TASK: Extract, exactly as written, each line from the start of the records below to the line containing "import * as", both ends included; drop the pictures.

ENTRIES SUPPLIED:
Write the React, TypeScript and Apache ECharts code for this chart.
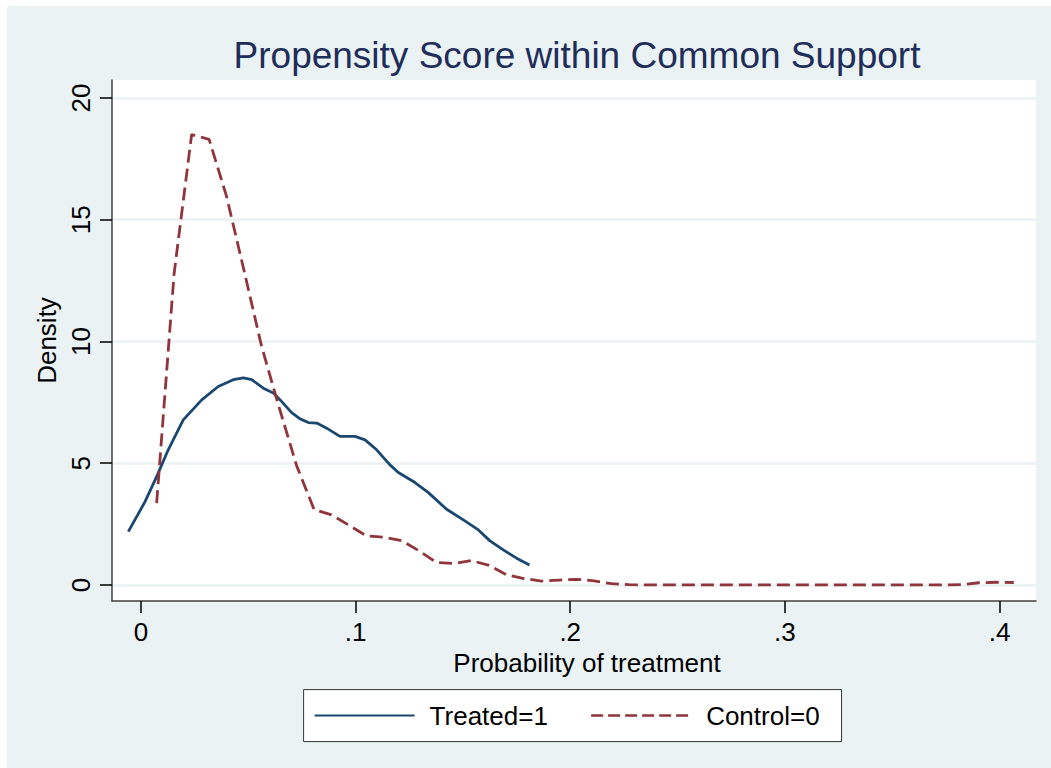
import React, { useEffect, useRef } from "react";
import * as echarts from "echarts";

const titleText = "Propensity Score within Common Support";
const xAxisTitle = "Probability of treatment";
const yAxisTitle = "Density";
const seriesNames = ["Treated=1", "Control=0"];

const xTicks = [0, 0.1, 0.2, 0.3, 0.4];
const yTicks = [0, 5, 10, 15, 20];

const treatedX = [
  -0.0059, 0.0019, 0.0073, 0.0127, 0.0197, 0.0283, 0.036, 0.043, 0.0477, 0.0516,
  0.057, 0.0617, 0.0656, 0.0702, 0.0741, 0.078, 0.0819, 0.0865, 0.0927, 0.0997,
  0.1044, 0.1098, 0.116, 0.1199, 0.1269, 0.1339, 0.1424, 0.1502, 0.1572, 0.1626,
  0.1688, 0.175, 0.181,
];
const treatedY = [
  2.19, 3.42, 4.45, 5.55, 6.78, 7.6, 8.15, 8.43, 8.5, 8.43,
  8.08, 7.88, 7.53, 7.08, 6.82, 6.67, 6.65, 6.44, 6.1, 6.1,
  5.96, 5.55, 4.93, 4.62, 4.25, 3.79, 3.11, 2.67, 2.26, 1.81,
  1.44, 1.1, 0.82,
];

const controlX = [
  0.0073, 0.01545, 0.0236, 0.03175, 0.0399, 0.04805, 0.0562, 0.06435, 0.0725, 0.08065,
  0.0888, 0.09695, 0.1051, 0.11325, 0.1214, 0.12955, 0.1377, 0.14585, 0.154, 0.16215,
  0.1703, 0.17845, 0.1866, 0.19475, 0.2029, 0.21105, 0.2192, 0.22735, 0.2355, 0.24365,
  0.2518, 0.25995, 0.2681, 0.27625, 0.2844, 0.29255, 0.3007, 0.30885, 0.317, 0.32515,
  0.3333, 0.34145, 0.3496, 0.35775, 0.3659, 0.37405, 0.3822, 0.39035, 0.3985, 0.40665,
];
const controlY = [
  3.36, 12.8, 18.5, 18.3, 15.95, 12.9, 9.8, 7.3, 4.9, 3.1,
  2.88, 2.45, 2.01, 1.96, 1.82, 1.4, 0.92, 0.88, 1.0, 0.8,
  0.42, 0.26, 0.16, 0.2, 0.23, 0.17, 0.05, 0.01, 0.0, 0.0,
  0.0, 0.0, 0.0, 0.0, 0.0, 0.0, 0.0, 0.0, 0.0, 0.0,
  0.0, 0.0, 0.0, 0.0, 0.0, 0.0, 0.01, 0.09, 0.11, 0.1,
];

const FONT = "'Liberation Sans', Arial, Helvetica, sans-serif";
const BG = "#EAF2F3";

export default function App() {
  const ref = useRef<HTMLDivElement>(null);
  useEffect(() => {
    const chart = echarts.init(ref.current!, null, { renderer: "svg" });
    chart.setOption({
      animation: false,
      backgroundColor: BG,
      textStyle: { fontFamily: FONT },
      graphic: [
        {
          type: "text",
          x: 570,
          y: 49,
          style: {
            text: titleText,
            fill: "#1f2d5a",
            font: `37px ${FONT}`,
            textAlign: "center",
            textVerticalAlign: "middle",
          },
        },
      ],
      grid: {
        left: 105,
        top: 74,
        right: 15,
        bottom: 167,
        show: true,
        backgroundColor: "#ffffff",
        borderWidth: 0,
      },
      legend: {
        data: [
          { name: seriesNames[0] },
          { name: seriesNames[1], lineStyle: { type: [12, 5], width: 2.5 } },
        ],
        left: 296.6,
        top: 683.6,
        orient: "horizontal",
        itemWidth: 100,
        itemHeight: 26,
        itemGap: 42,
        padding: [13, 22, 13, 10],
        backgroundColor: "#ffffff",
        borderColor: "#333333",
        borderWidth: 1,
        borderRadius: 0,
        itemStyle: { color: "transparent", borderColor: "transparent", borderWidth: 0, opacity: 0 },
        textStyle: { fontSize: 26, color: "#000000", fontFamily: FONT, padding: [0, 0, 0, 10] },
      },
      xAxis: {
        type: "value",
        min: -0.0135,
        max: 0.417,
        name: xAxisTitle,
        nameLocation: "middle",
        nameGap: 43,
        nameTextStyle: { fontSize: 26, color: "#000000", fontFamily: FONT, padding: [0, 0, 0, 26] },
        axisLine: { show: true, onZero: false, lineStyle: { color: "#404040", width: 1.5 } },
        axisTick: { show: true, length: 12, lineStyle: { color: "#000000", width: 1.5 }, customValues: xTicks },
        axisLabel: {
          customValues: xTicks,
          fontSize: 26,
          color: "#000000",
          margin: 18,
          formatter: (v: number) => (v === 0 ? "0" : String(v).replace(/^0\./, ".")),
        },
        splitLine: { show: false },
      },
      yAxis: {
        type: "value",
        min: -0.66,
        max: 20.74,
        name: yAxisTitle,
        nameLocation: "middle",
        nameRotate: 90,
        nameGap: 47,
        nameTextStyle: { fontSize: 26, color: "#000000", fontFamily: FONT },
        axisLine: { show: true, onZero: false, lineStyle: { color: "#404040", width: 1.5 } },
        axisTick: { show: true, length: 12, lineStyle: { color: "#000000", width: 1.5 }, customValues: yTicks },
        axisLabel: {
          customValues: yTicks,
          rotate: 90,
          fontSize: 26,
          color: "#000000",
          margin: 18,
        },
        splitLine: { show: true, lineStyle: { color: BG, width: 2.5 } },
      },
      series: [
        {
          type: "line",
          name: seriesNames[0],
          data: treatedX.map((x, i) => [x, treatedY[i]]),
          showSymbol: false,
          symbol: "none",
          lineStyle: { color: "#1a476f", width: 2.8 },
          itemStyle: { color: "#1a476f" },
          z: 3,
        },
        {
          type: "line",
          name: seriesNames[1],
          data: controlX.map((x, i) => [x, controlY[i]]),
          showSymbol: false,
          symbol: "none",
          lineStyle: { color: "#90353b", width: 2.8, type: [13, 6] },
          itemStyle: { color: "#90353b" },
          z: 3,
        },
      ],
    });
    return () => chart.dispose();
  }, []);
  return (
    <div
      ref={ref}
      style={{ position: "absolute", left: 7, top: 6, width: 1044, height: 762 }}
    />
  );
}
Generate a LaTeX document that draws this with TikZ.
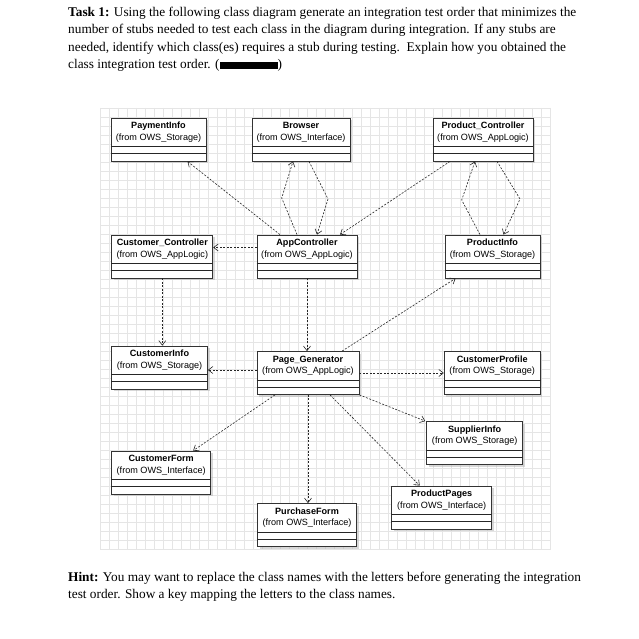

EXERCISE OUTPUT:
Write the React, TypeScript and Apache ECharts code for this chart.
import React, { useEffect, useRef } from "react";
import * as echarts from "echarts";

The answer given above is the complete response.